I was two days climbing out of that fog, the worst episode yet. All I remember is coming to and finding Margret on one side of my hospital bed and Claire on the other, each of them clutching one of my hands. My nose felt funny, and there were black rings around the edges of my vision. I slipped my hand out of Margret’s and reached for my face. My fingers traced the plastic outlines of dime-store Groucho Marx glasses, complete with fake nose and mustache. Blinking out through those empty black circles, I saw Claire and Margret laughing, tears streaming down their cheeks.

When the doctors released me, Margret and Claire took me home. The two of them got me settled and put the bungalow back in order. Claire unpacked her overnight bag, and after hugs and more tears, Margret drove off. 

I struggled for the words to undo what I had done, but Claire did not give me the chance. Before I could stutter out an apology, I felt the thin bones of her hands on my face. She shook her head, then leaned in to kiss me. Her fingertips found the back of my neck, pressing against the back of my skull.

“Henry, you need to understand that I am not going anywhere. I don’t love you because you’re dying. I love you because you’re alive. I love you because you’re courageous and you don’t even know it. And hey, for the first time in my life, I know exactly how the story is going to end.”

* * *

That was the last time we talked about Claire leaving. She is still here, and I am still dying. The episodes are getting worse, so I guess there is no hope for a last-minute miracle. Hope is a very dangerous word.

There are moments when the fear and anger slip away, when the sunlight is bright and clear, when Claire is pressed up against me, the smell and taste of her more wonderful than anything else in the universe. I fall into those moments like I am falling into a clear pool of water that drowns out the inexorable passage of time.

I still rage against the coming darkness, against the finality that never leaves. Claire rages with me, and Margret as well. The episodes are coming more often now, and each one lasts a little longer. Waiting at the end of the chain is a sleep I will not awaken from. It is that black night we rage at, howling like wild animals. 

How Claire copes with it all is still a mystery to me. Once a week, Claire and Margret go off together. They will not tell me where they disappear to. I imagine them at a shooting range, blasting away with big guns, or taking turns bashing an old car with a sledgehammer. I suppose the reality is something much simpler, like the two of them crying over cups of tea. 

Claire and I do our best not to waste time, but our life together isn’t always perfect. She can be a bitch on wheels when she needs to be. Despair is one thing she will not tolerate. She says that it’s just a waste of time and serves no purpose. As far as Claire is concerned, I can rage all I want, but I cannot give up.

There is one other thing that will set Claire off like an avenging angel with a fiery sword. She has zero tolerance for strangers who want to pester me about my immortal soul. 

One of the problems with being a walking dead man, besides the obvious, is that it tends to loosen tongues best left tethered. Some folks think I’m an easy mark for conversion to whatever afterlife they’re selling.
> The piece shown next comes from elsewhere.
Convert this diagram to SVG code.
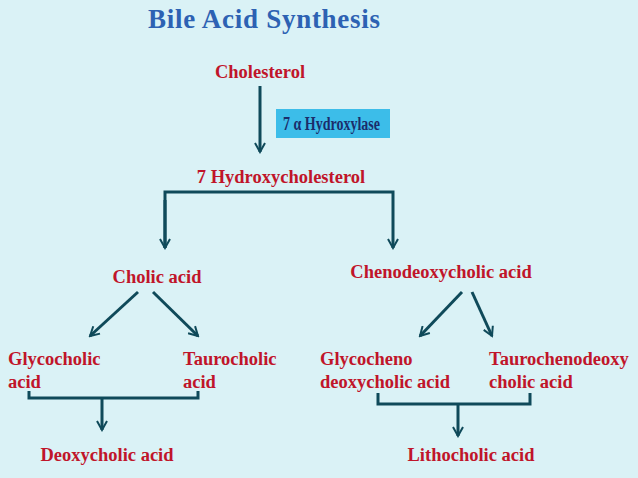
<svg xmlns="http://www.w3.org/2000/svg" width="638" height="478" viewBox="0 0 638 478">
<style>
.t{font-family:"Liberation Serif",serif;font-weight:bold;font-size:18.5px;fill:#c0152a}
.c{text-anchor:middle}
.ln{stroke:#0f4a5a;stroke-width:3;fill:none}
</style>
<defs><marker id="ah" viewBox="0 0 12 12" refX="10" refY="6" markerWidth="4" markerHeight="4" orient="auto" markerUnits="strokeWidth"><path d="M1,1 L10,6 L1,11" fill="none" stroke="#0f4a5a" stroke-width="2"/></marker></defs>
<rect width="638" height="478" fill="#daf2f6"/>
<text x="264" y="28" text-anchor="middle" font-family="'Liberation Serif',serif" font-weight="bold" font-size="27" fill="#2d62b3" textLength="232">Bile Acid Synthesis</text>
<g id="cholesterol"><text class="t c" x="260" y="78">Cholesterol</text></g>
<g id="enzyme"><rect x="276" y="109" width="114" height="29" fill="#3cbde9"/><text x="283" y="130" font-family="'Liberation Serif',serif" font-weight="bold" font-size="18" fill="#1b2d6b" textLength="97" lengthAdjust="spacingAndGlyphs">7 α Hydroxylase</text></g>
<g id="hydroxy"><text class="t c" x="281" y="183">7 Hydroxycholesterol</text></g>
<g id="cholic"><text class="t c" x="157" y="283">Cholic acid</text></g>
<g id="cheno"><text class="t c" x="441" y="278">Chenodeoxycholic acid</text></g>
<g id="glycocholic"><text class="t" x="8" y="365">Glycocholic</text><text class="t" x="8" y="388">acid</text></g>
<g id="taurocholic"><text class="t" x="183" y="365">Taurocholic</text><text class="t" x="183" y="388">acid</text></g>
<g id="glycocheno"><text class="t" x="320" y="365">Glycocheno</text><text class="t" x="320" y="388">deoxycholic acid</text></g>
<g id="taurocheno"><text class="t" x="489" y="365">Taurochenodeoxy</text><text class="t" x="489" y="388">cholic acid</text></g>
<g id="deoxy"><text class="t c" x="107" y="461">Deoxycholic acid</text></g>
<g id="litho"><text class="t c" x="471" y="461">Lithocholic acid</text></g>
<g id="connectors" class="ln">
<path class="ln" d="M260,86 V152" marker-end="url(#ah)"/>
<path class="ln" d="M165,248 V192 H393 V248" marker-end="url(#ah)"/>
<path class="ln" d="M165,200 V248" marker-end="url(#ah)"/>
<path class="ln" d="M138,292 L90,336" marker-end="url(#ah)"/>
<path class="ln" d="M153,292 L198,336" marker-end="url(#ah)"/>
<path class="ln" d="M462,292 L420,336" marker-end="url(#ah)"/>
<path class="ln" d="M472,292 L492,336" marker-end="url(#ah)"/>
<path class="ln" d="M29,391 V398 H198 V391"/>
<path class="ln" d="M102,398 V430" marker-end="url(#ah)"/>
<path class="ln" d="M378,393 V404 H530 V393"/>
<path class="ln" d="M458,404 V436" marker-end="url(#ah)"/>
</g>
</svg>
But just let Claire hear their pompous talk, and they will find themselves a lot closer to their own afterlives than they wish to be.

Claire shouldn’t worry about it as much as she does. I love her for being my avenging angel, as I do for countless other reasons. Those folks selling paradise don’t bother me that much. It’s an easy thing to talk about death when you’re not the one dying. I’d like to give them my ticking clock, just to see them change their tune. What those poor sods don’t know is that my paradise is right here, right now. They can keep their version. I hope it does them some good.

My old friends anger and despair still make their appearances, but they pass as quickly as my days. As they and the world slip away, I spend my fleeting time memorizing every detail of Claire. There is not a single angle or hollow of her body, no smell or sight of her, that is not precious to me. She catches me looking at her, laughs, or pulls me close, and I discover yet another gleaming facet of her. I store all of these treasures in my heart, wrapping them in colored tissue and ribbons for the long journey ahead.